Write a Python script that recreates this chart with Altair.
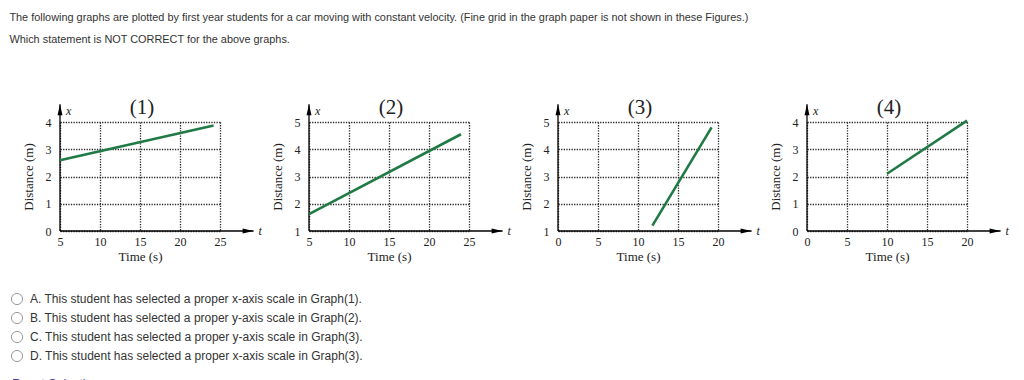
import altair as alt
import pandas as pd

# ---------------- data ----------------
header_lines = [
    "The following graphs are plotted by first year students for a car moving with constant velocity. (Fine grid in the graph paper is not shown in these Figures.)",
    "Which statement is NOT CORRECT for the above graphs.",
]
panel_titles = ["(1)", "(2)", "(3)", "(4)"]
x_domains = [[5, 25], [5, 25], [0, 20], [0, 20]]
x_ticks = [[5, 10, 15, 20, 25], [5, 10, 15, 20, 25], [0, 5, 10, 15, 20], [0, 5, 10, 15, 20]]
y_domains = [[0, 4], [1, 5], [1, 5], [0, 4]]
y_ticks = [[0, 1, 2, 3, 4], [1, 2, 3, 4, 5], [1, 2, 3, 4, 5], [0, 1, 2, 3, 4]]
line_time = [[5, 24.2], [5, 24.0], [11.8, 19.2], [10, 20]]
line_dist = [[2.6, 3.87], [1.62, 4.55], [1.2, 4.8], [2.1, 4.05]]
options = [
    "A. This student has selected a proper x-axis scale in Graph(1).",
    "B. This student has selected a proper y-axis scale in Graph(2).",
    "C. This student has selected a proper y-axis scale in Graph(3).",
    "D. This student has selected a proper x-axis scale in Graph(3).",
]
reset_label = ["Reset Selection"]

# ---------------- style ----------------
SERIF = "Liberation Serif"
SANS = "Liberation Sans"
GREEN = "#1f7a45"
INK = "#222222"
W, H = 160, 109
X_EXT, Y_EXT = 4.2, 0.65
ARROW_R = "M-2,-0.45L0,0L-2,0.45Z"
ARROW_U = "M-0.45,2L0,0L0.45,2Z"


def panel(i):
    xd, yd = x_domains[i], y_domains[i]
    xs = alt.Scale(domain=xd, nice=False, zero=False)
    ys = alt.Scale(domain=yd, nice=False, zero=False)
    xa = alt.Axis(
        values=x_ticks[i], title="Time (s)", grid=True, domain=False, ticks=False,
        labelFlush=False, labelOverlap=False, labelPadding=5, titlePadding=3,
        gridDash=[1.3, 1.3], gridColor="#2a2a2a", gridWidth=1.3, gridOpacity=1,
        labelFont=SERIF, labelFontSize=12, labelColor=INK,
        titleFont=SERIF, titleFontSize=13, titleFontWeight="normal", titleColor=INK)
    ya = alt.Axis(
        values=y_ticks[i], title="Distance (m)", grid=True, domain=False, ticks=False,
        labelOverlap=False, labelPadding=9, titlePadding=10,
        gridDash=[1.3, 1.3], gridColor="#2a2a2a", gridWidth=1.3, gridOpacity=1,
        labelFont=SERIF, labelFontSize=12, labelColor=INK,
        titleFont=SERIF, titleFontSize=13, titleFontWeight="normal", titleColor=INK)
    X = alt.X("t:Q", scale=xs, axis=xa)
    Y = alt.Y("d:Q", scale=ys, axis=ya)

    line_df = pd.DataFrame({"t": line_time[i], "d": line_dist[i]})
    line = alt.Chart(line_df).mark_line(color=GREEN, strokeWidth=2.6).encode(x=X, y=Y)

    ax_df = pd.DataFrame({
        "t": [xd[0], xd[0]], "t2": [xd[1] + X_EXT, xd[0]],
        "d": [yd[0], yd[0]], "d2": [yd[0], yd[1] + Y_EXT],
    })
    rules = alt.Chart(ax_df).mark_rule(color="black", strokeWidth=1.3).encode(
        x=X, x2="t2:Q", y=Y, y2="d2:Q")

    tip_r = pd.DataFrame({"t": [xd[1] + X_EXT], "d": [yd[0]]})
    tip_u = pd.DataFrame({"t": [xd[0]], "d": [yd[1] + Y_EXT]})
    head_r = alt.Chart(tip_r).mark_point(shape=ARROW_R, size=121, filled=True, color="black", opacity=1).encode(x=X, y=Y)
    head_u = alt.Chart(tip_u).mark_point(shape=ARROW_U, size=121, filled=True, color="black", opacity=1).encode(x=X, y=Y)

    lab_t = alt.Chart(tip_r.assign(s="t")).mark_text(
        font=SERIF, fontStyle="italic", fontSize=12, color=INK, align="left", baseline="middle", dx=5
    ).encode(x=X, y=Y, text="s:N")
    lab_x = alt.Chart(tip_u.assign(s="x")).mark_text(
        font=SERIF, fontStyle="italic", fontSize=12, color=INK, align="left", baseline="middle", dx=6, dy=7
    ).encode(x=X, y=Y, text="s:N")

    return alt.layer(rules, line, head_r, head_u, lab_t, lab_x).properties(
        width=W, height=H,
        title=alt.TitleParams(panel_titles[i], font=SERIF, fontSize=21, fontWeight="normal",
                              color=INK, dx=2, dy=14, offset=0),
    )


row = alt.hconcat(*[panel(i) for i in range(4)], spacing=89, bounds="flush")

opt_df = pd.DataFrame({"row": list(range(len(options))), "label": options})
reset_df = pd.DataFrame({"row": [len(options)], "label": reset_label})
oys = alt.Scale(domain=[0, len(options) - 1], reverse=True, nice=False, zero=False)

circles = alt.Chart(opt_df).mark_point(
    shape="circle", size=125, filled=True, fill="white", stroke="#9a9a9a", strokeWidth=1, opacity=1
).encode(x=alt.value(-43), y=alt.Y("row:Q", scale=oys, axis=None))
texts = alt.Chart(opt_df).mark_text(
    align="left", baseline="middle", font=SANS, fontSize=12, color="#333333"
).encode(x=alt.value(-30), y=alt.Y("row:Q", scale=oys, axis=None), text="label:N")
reset = alt.Chart(reset_df).mark_text(
    align="left", baseline="middle", font=SANS, fontSize=12.5, color="#4e3d96", dy=9
).encode(x=alt.value(-48), y=alt.Y("row:Q", scale=oys, axis=None), text="label:N")

opts = alt.layer(circles, texts, reset).properties(width=300, height=57)

chart = alt.vconcat(row, opts, spacing=28).properties(
    title=alt.TitleParams(header_lines, anchor="start", font=SANS, fontSize=10.9, fontWeight="normal",
                          color="#333333", lineHeight=22, offset=52),
    padding={"left": 1, "top": 3, "right": 5, "bottom": 5},
).configure_view(stroke=None)

chart.save("out.html", embed_options={"renderer": "svg", "actions": False})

====

Leaving out the pictures, repeat the data above exactly.

Write a Python script that recreates this chart with Altair.
import altair as alt
import pandas as pd

# ---------------- data ----------------
header_lines = [
    "The following graphs are plotted by first year students for a car moving with constant velocity. (Fine grid in the graph paper is not shown in these Figures.)",
    "Which statement is NOT CORRECT for the above graphs.",
]
panel_titles = ["(1)", "(2)", "(3)", "(4)"]
x_domains = [[5, 25], [5, 25], [0, 20], [0, 20]]
x_ticks = [[5, 10, 15, 20, 25], [5, 10, 15, 20, 25], [0, 5, 10, 15, 20], [0, 5, 10, 15, 20]]
y_domains = [[0, 4], [1, 5], [1, 5], [0, 4]]
y_ticks = [[0, 1, 2, 3, 4], [1, 2, 3, 4, 5], [1, 2, 3, 4, 5], [0, 1, 2, 3, 4]]
line_time = [[5, 24.2], [5, 24.0], [11.8, 19.2], [10, 20]]
line_dist = [[2.6, 3.87], [1.62, 4.55], [1.2, 4.8], [2.1, 4.05]]
options = [
    "A. This student has selected a proper x-axis scale in Graph(1).",
    "B. This student has selected a proper y-axis scale in Graph(2).",
    "C. This student has selected a proper y-axis scale in Graph(3).",
    "D. This student has selected a proper x-axis scale in Graph(3).",
]
reset_label = ["Reset Selection"]

# ---------------- style ----------------
SERIF = "Liberation Serif"
SANS = "Liberation Sans"
GREEN = "#1f7a45"
INK = "#222222"
W, H = 160, 109
X_EXT, Y_EXT = 4.2, 0.65
ARROW_R = "M-2,-0.45L0,0L-2,0.45Z"
ARROW_U = "M-0.45,2L0,0L0.45,2Z"


def panel(i):
    xd, yd = x_domains[i], y_domains[i]
    xs = alt.Scale(domain=xd, nice=False, zero=False)
    ys = alt.Scale(domain=yd, nice=False, zero=False)
    xa = alt.Axis(
        values=x_ticks[i], title="Time (s)", grid=True, domain=False, ticks=False,
        labelFlush=False, labelOverlap=False, labelPadding=5, titlePadding=3,
        gridDash=[1.3, 1.3], gridColor="#2a2a2a", gridWidth=1.3, gridOpacity=1,
        labelFont=SERIF, labelFontSize=12, labelColor=INK,
        titleFont=SERIF, titleFontSize=13, titleFontWeight="normal", titleColor=INK)
    ya = alt.Axis(
        values=y_ticks[i], title="Distance (m)", grid=True, domain=False, ticks=False,
        labelOverlap=False, labelPadding=9, titlePadding=10,
        gridDash=[1.3, 1.3], gridColor="#2a2a2a", gridWidth=1.3, gridOpacity=1,
        labelFont=SERIF, labelFontSize=12, labelColor=INK,
        titleFont=SERIF, titleFontSize=13, titleFontWeight="normal", titleColor=INK)
    X = alt.X("t:Q", scale=xs, axis=xa)
    Y = alt.Y("d:Q", scale=ys, axis=ya)

    line_df = pd.DataFrame({"t": line_time[i], "d": line_dist[i]})
    line = alt.Chart(line_df).mark_line(color=GREEN, strokeWidth=2.6).encode(x=X, y=Y)

    ax_df = pd.DataFrame({
        "t": [xd[0], xd[0]], "t2": [xd[1] + X_EXT, xd[0]],
        "d": [yd[0], yd[0]], "d2": [yd[0], yd[1] + Y_EXT],
    })
    rules = alt.Chart(ax_df).mark_rule(color="black", strokeWidth=1.3).encode(
        x=X, x2="t2:Q", y=Y, y2="d2:Q")

    tip_r = pd.DataFrame({"t": [xd[1] + X_EXT], "d": [yd[0]]})
    tip_u = pd.DataFrame({"t": [xd[0]], "d": [yd[1] + Y_EXT]})
    head_r = alt.Chart(tip_r).mark_point(shape=ARROW_R, size=121, filled=True, color="black", opacity=1).encode(x=X, y=Y)
    head_u = alt.Chart(tip_u).mark_point(shape=ARROW_U, size=121, filled=True, color="black", opacity=1).encode(x=X, y=Y)

    lab_t = alt.Chart(tip_r.assign(s="t")).mark_text(
        font=SERIF, fontStyle="italic", fontSize=12, color=INK, align="left", baseline="middle", dx=5
    ).encode(x=X, y=Y, text="s:N")
    lab_x = alt.Chart(tip_u.assign(s="x")).mark_text(
        font=SERIF, fontStyle="italic", fontSize=12, color=INK, align="left", baseline="middle", dx=6, dy=7
    ).encode(x=X, y=Y, text="s:N")

    return alt.layer(rules, line, head_r, head_u, lab_t, lab_x).properties(
        width=W, height=H,
        title=alt.TitleParams(panel_titles[i], font=SERIF, fontSize=21, fontWeight="normal",
                              color=INK, dx=2, dy=14, offset=0),
    )


row = alt.hconcat(*[panel(i) for i in range(4)], spacing=89, bounds="flush")

opt_df = pd.DataFrame({"row": list(range(len(options))), "label": options})
reset_df = pd.DataFrame({"row": [len(options)], "label": reset_label})
oys = alt.Scale(domain=[0, len(options) - 1], reverse=True, nice=False, zero=False)

circles = alt.Chart(opt_df).mark_point(
    shape="circle", size=125, filled=True, fill="white", stroke="#9a9a9a", strokeWidth=1, opacity=1
).encode(x=alt.value(-43), y=alt.Y("row:Q", scale=oys, axis=None))
texts = alt.Chart(opt_df).mark_text(
    align="left", baseline="middle", font=SANS, fontSize=12, color="#333333"
).encode(x=alt.value(-30), y=alt.Y("row:Q", scale=oys, axis=None), text="label:N")
reset = alt.Chart(reset_df).mark_text(
    align="left", baseline="middle", font=SANS, fontSize=12.5, color="#4e3d96", dy=9
).encode(x=alt.value(-48), y=alt.Y("row:Q", scale=oys, axis=None), text="label:N")

opts = alt.layer(circles, texts, reset).properties(width=300, height=57)

chart = alt.vconcat(row, opts, spacing=28).properties(
    title=alt.TitleParams(header_lines, anchor="start", font=SANS, fontSize=10.9, fontWeight="normal",
                          color="#333333", lineHeight=22, offset=52),
    padding={"left": 1, "top": 3, "right": 5, "bottom": 5},
).configure_view(stroke=None)

chart.save("out.html", embed_options={"renderer": "svg", "actions": False})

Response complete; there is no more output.